* **WHAT IS BEING ASKED**: Gather every line holding the string "this".

──────── RECORDS FOR THE EXERCISE ────────

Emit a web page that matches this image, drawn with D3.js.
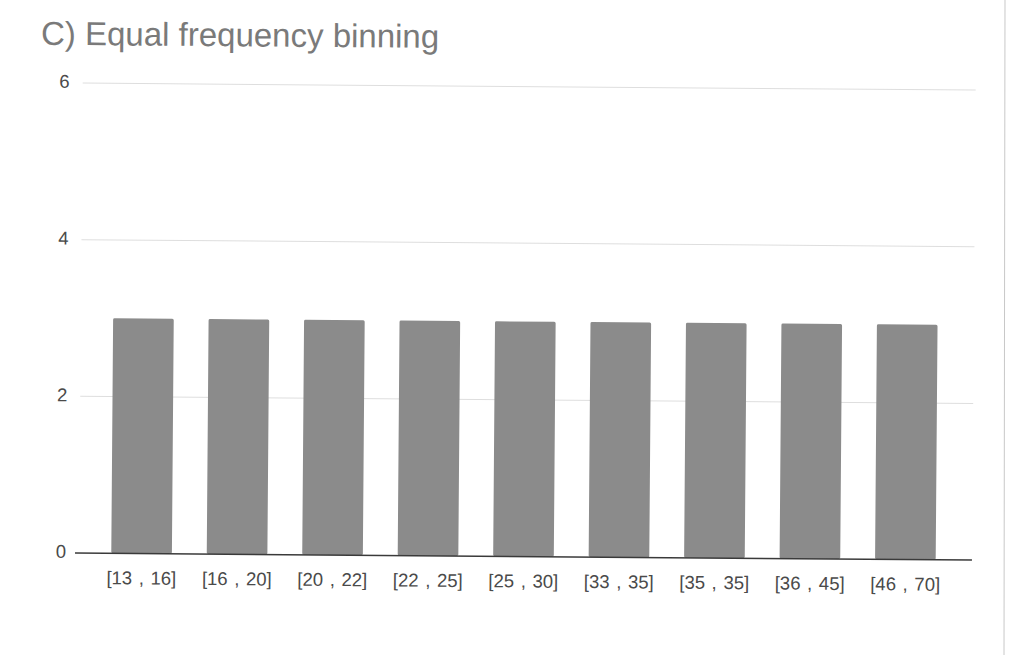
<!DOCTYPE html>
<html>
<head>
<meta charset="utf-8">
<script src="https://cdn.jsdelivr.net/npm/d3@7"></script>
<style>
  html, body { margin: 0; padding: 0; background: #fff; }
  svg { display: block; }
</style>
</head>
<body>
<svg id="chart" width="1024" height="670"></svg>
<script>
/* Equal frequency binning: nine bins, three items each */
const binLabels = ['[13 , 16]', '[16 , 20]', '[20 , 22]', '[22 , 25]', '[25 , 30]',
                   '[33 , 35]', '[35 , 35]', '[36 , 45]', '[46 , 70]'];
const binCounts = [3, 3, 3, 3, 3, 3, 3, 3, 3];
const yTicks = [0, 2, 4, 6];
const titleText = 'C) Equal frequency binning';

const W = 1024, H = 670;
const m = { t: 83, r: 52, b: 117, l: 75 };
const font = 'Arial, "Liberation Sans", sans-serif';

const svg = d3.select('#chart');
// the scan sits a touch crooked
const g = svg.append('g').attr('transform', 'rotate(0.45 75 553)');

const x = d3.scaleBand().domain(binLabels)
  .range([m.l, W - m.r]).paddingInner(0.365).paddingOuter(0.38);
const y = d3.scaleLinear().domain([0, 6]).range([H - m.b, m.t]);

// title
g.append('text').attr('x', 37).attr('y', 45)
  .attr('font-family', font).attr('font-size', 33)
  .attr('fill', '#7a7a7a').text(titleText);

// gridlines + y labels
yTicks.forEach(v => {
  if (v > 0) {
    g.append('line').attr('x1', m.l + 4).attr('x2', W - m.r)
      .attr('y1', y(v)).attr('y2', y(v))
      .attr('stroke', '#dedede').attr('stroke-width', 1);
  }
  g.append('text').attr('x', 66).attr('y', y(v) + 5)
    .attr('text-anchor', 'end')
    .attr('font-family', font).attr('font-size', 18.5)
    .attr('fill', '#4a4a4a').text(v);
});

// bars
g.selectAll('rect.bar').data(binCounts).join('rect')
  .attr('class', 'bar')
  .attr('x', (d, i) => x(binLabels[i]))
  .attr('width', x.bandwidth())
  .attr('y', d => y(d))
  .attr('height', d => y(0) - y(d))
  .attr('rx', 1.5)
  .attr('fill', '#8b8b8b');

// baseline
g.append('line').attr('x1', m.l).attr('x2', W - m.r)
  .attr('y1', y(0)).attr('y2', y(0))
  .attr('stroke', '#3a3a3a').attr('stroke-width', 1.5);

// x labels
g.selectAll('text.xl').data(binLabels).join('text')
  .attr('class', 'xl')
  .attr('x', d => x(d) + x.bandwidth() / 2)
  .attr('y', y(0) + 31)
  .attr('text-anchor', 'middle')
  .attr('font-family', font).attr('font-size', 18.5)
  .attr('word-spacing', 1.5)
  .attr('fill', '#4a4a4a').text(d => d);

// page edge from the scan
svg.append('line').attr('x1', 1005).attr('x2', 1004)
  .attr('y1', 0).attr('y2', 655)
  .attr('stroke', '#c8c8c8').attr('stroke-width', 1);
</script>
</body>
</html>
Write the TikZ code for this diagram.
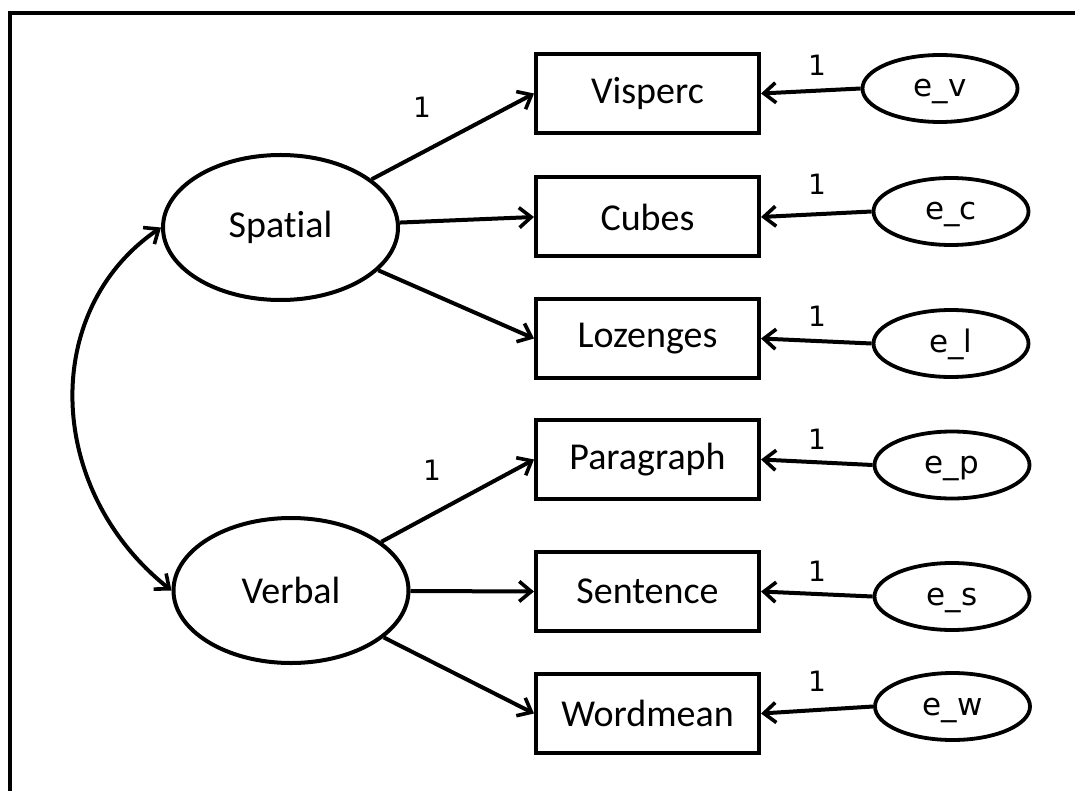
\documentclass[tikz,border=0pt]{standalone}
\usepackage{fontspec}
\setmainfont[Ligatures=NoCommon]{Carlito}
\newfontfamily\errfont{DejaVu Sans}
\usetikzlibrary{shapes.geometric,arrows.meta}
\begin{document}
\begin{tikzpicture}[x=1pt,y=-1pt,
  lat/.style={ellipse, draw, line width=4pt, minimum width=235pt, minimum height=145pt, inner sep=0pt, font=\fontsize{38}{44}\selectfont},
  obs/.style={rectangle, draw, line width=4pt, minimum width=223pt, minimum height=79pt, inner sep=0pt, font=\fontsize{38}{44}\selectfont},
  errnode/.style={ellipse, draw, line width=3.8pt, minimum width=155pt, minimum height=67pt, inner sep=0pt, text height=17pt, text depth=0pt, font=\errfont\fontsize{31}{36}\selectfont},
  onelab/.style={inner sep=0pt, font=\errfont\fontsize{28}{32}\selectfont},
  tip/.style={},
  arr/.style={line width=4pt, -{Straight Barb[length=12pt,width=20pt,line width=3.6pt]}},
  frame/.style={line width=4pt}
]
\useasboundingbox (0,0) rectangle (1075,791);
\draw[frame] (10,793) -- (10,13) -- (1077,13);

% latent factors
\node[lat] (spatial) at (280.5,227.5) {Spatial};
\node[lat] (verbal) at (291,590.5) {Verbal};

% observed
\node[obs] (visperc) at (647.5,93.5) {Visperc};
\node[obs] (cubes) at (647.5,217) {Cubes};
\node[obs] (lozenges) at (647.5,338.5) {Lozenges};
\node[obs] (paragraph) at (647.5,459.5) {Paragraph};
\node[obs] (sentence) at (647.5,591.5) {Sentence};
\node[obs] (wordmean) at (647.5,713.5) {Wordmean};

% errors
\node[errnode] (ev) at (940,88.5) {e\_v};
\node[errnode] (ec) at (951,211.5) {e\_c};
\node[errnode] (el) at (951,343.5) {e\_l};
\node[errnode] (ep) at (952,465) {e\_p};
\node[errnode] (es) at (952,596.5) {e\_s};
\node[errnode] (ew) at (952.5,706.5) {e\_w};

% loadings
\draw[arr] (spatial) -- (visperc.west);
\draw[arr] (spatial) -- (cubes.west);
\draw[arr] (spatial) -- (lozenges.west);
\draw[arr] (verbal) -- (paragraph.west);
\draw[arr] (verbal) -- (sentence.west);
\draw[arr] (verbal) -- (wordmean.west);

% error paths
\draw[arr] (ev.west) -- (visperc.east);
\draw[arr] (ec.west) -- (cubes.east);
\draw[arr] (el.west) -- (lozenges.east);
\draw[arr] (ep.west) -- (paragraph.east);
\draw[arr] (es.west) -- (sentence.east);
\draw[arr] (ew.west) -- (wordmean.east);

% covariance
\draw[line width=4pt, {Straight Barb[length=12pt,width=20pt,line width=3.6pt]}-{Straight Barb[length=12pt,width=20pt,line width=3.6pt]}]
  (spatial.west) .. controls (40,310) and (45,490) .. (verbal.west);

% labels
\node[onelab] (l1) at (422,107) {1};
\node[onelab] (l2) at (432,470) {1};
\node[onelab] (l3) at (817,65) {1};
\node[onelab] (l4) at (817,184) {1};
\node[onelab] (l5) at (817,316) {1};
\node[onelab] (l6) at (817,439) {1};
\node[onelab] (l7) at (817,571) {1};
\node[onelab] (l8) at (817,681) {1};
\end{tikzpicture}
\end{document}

────────

* **CORRECT RESULT**:
Emit a web page that matches this image, drawn with D3.js.
Write the TikZ code for this diagram.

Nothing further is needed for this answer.